Mixed Precision Training: FP16, BF16, and FP32 Accumulation
Mixed Precision Training
Mixed precision training uses FP16 (16-bit floating point) for most computations while keeping critical operations in FP32. This provides most of the speed benefits of FP16 while avoiding accuracy loss from precision limitations.
FP16 vs BF16
FP16 (Half Precision): 5 bits for exponent, 10 bits for mantissa. Range is limited: values above 65,504 overflow. Works well for most deep learning but requires loss scaling to prevent underflow.
BF16 (Brain Float): 8 bits for exponent, 7 bits for mantissa. Same range as FP32 but less precision. No loss scaling needed. Native support on newer hardware (A100, H100 GPUs).

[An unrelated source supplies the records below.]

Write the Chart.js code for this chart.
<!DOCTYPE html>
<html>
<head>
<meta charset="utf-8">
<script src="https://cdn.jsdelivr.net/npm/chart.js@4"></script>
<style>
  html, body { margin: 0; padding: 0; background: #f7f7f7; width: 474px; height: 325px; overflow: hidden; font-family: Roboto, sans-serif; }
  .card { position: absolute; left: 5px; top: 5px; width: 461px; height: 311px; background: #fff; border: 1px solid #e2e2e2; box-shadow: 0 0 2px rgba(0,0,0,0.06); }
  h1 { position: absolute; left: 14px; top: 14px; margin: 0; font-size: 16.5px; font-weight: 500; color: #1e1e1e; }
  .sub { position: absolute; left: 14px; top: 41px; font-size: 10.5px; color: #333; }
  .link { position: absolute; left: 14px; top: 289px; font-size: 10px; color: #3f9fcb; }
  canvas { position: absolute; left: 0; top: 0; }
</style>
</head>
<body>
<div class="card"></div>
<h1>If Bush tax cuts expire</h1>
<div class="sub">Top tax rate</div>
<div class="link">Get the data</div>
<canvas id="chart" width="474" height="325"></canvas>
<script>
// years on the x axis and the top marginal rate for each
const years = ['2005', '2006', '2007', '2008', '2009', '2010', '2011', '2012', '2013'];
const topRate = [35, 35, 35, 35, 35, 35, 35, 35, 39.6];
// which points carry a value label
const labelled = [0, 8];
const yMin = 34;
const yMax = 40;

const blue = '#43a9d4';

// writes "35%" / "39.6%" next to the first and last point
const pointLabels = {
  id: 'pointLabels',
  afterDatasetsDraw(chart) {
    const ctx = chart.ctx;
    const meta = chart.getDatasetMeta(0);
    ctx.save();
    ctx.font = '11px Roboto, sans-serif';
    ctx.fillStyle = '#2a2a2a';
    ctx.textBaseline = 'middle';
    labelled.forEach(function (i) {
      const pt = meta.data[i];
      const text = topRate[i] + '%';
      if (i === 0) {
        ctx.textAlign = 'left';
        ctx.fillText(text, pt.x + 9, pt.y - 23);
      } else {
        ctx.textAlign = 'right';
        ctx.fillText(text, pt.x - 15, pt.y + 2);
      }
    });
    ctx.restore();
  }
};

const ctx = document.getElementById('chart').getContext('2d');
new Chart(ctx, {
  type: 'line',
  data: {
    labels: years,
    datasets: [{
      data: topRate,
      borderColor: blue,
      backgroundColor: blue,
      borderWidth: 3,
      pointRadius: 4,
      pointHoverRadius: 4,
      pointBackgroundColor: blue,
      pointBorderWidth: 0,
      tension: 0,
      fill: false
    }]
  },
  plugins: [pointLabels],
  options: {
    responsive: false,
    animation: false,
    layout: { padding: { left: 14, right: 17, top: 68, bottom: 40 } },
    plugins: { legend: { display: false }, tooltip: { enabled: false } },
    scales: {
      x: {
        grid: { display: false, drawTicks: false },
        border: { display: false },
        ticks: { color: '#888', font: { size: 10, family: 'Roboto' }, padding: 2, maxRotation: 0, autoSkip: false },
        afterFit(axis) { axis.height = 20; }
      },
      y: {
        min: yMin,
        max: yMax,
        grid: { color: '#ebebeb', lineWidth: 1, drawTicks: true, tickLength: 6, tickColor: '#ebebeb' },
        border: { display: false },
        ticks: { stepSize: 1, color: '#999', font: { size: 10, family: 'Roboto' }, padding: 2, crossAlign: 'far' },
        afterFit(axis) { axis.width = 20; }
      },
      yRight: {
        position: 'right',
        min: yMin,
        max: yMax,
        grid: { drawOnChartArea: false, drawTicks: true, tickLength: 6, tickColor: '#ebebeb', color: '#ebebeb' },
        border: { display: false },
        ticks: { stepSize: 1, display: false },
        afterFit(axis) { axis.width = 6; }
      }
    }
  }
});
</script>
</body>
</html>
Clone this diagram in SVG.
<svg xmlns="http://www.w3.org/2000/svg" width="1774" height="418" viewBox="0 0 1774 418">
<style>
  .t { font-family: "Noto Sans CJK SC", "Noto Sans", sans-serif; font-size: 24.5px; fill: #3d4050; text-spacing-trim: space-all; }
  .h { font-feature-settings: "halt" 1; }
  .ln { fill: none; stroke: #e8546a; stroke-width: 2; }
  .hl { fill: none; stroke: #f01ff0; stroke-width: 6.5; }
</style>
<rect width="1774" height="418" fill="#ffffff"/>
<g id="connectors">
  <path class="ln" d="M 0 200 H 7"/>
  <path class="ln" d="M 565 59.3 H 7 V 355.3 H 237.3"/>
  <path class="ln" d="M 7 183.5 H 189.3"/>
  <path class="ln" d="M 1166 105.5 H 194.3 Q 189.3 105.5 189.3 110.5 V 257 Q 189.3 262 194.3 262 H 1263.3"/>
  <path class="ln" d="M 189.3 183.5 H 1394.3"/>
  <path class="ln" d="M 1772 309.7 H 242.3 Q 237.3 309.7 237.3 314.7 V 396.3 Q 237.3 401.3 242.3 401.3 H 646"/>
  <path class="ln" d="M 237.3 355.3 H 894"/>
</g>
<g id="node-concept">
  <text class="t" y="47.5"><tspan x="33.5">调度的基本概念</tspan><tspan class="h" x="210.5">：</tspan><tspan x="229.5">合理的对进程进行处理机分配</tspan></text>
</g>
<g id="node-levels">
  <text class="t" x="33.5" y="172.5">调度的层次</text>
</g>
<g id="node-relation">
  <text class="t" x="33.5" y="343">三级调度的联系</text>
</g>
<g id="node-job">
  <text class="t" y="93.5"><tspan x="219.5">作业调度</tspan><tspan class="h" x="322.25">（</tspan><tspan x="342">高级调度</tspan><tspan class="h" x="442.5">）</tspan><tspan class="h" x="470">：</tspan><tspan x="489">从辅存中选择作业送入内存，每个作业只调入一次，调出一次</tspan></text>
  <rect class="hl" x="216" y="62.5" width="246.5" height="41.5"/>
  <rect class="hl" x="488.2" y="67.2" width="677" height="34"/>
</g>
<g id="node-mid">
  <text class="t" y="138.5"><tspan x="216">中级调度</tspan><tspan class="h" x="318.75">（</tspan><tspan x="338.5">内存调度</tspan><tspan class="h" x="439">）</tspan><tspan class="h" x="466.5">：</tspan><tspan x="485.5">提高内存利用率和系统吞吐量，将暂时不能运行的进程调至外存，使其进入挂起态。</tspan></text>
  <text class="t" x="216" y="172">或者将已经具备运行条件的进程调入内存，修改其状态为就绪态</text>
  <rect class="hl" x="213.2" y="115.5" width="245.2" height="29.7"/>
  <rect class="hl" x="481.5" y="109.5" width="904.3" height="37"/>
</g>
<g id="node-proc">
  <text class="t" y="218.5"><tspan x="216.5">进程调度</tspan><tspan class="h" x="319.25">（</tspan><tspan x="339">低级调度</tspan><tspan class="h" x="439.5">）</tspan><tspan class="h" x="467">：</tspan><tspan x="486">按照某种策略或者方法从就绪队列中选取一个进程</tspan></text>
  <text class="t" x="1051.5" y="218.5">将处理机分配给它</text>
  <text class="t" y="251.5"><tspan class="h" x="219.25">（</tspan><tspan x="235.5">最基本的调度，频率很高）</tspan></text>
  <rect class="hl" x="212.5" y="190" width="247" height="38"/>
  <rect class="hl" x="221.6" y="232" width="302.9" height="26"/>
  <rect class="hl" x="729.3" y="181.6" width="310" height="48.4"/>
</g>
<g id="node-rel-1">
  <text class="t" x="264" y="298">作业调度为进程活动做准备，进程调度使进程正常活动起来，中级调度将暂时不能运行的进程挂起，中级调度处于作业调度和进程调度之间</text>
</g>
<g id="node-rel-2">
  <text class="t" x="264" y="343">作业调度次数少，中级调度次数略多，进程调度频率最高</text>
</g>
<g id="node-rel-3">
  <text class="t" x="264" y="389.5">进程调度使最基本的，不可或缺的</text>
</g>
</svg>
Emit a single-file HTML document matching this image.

Trade-off: FP16 has more precision but limited range. BF16 has less precision but FP32-compatible range. For training, BF16 is often easier to use because gradient values naturally fit without scaling tricks.
FP32 Accumulation
Matrix multiplications produce accumulated sums that can overflow FP16 precision. The solution: compute multiplications in FP16, accumulate results in FP32. This is called FP32 accumulation and is standard in mixed precision training.
What stays in FP32: Loss computation, optimizer state (momentum, adaptive learning rates), batch normalization statistics. These operations are numerically sensitive and constitute less than 5% of total compute.
Performance Gains
Mixed precision training achieves 1.5-3x speedup on modern GPUs. Memory usage drops by nearly half. These gains come from faster FP16 compute (2x FLOPS) and reduced memory bandwidth (half the data transferred).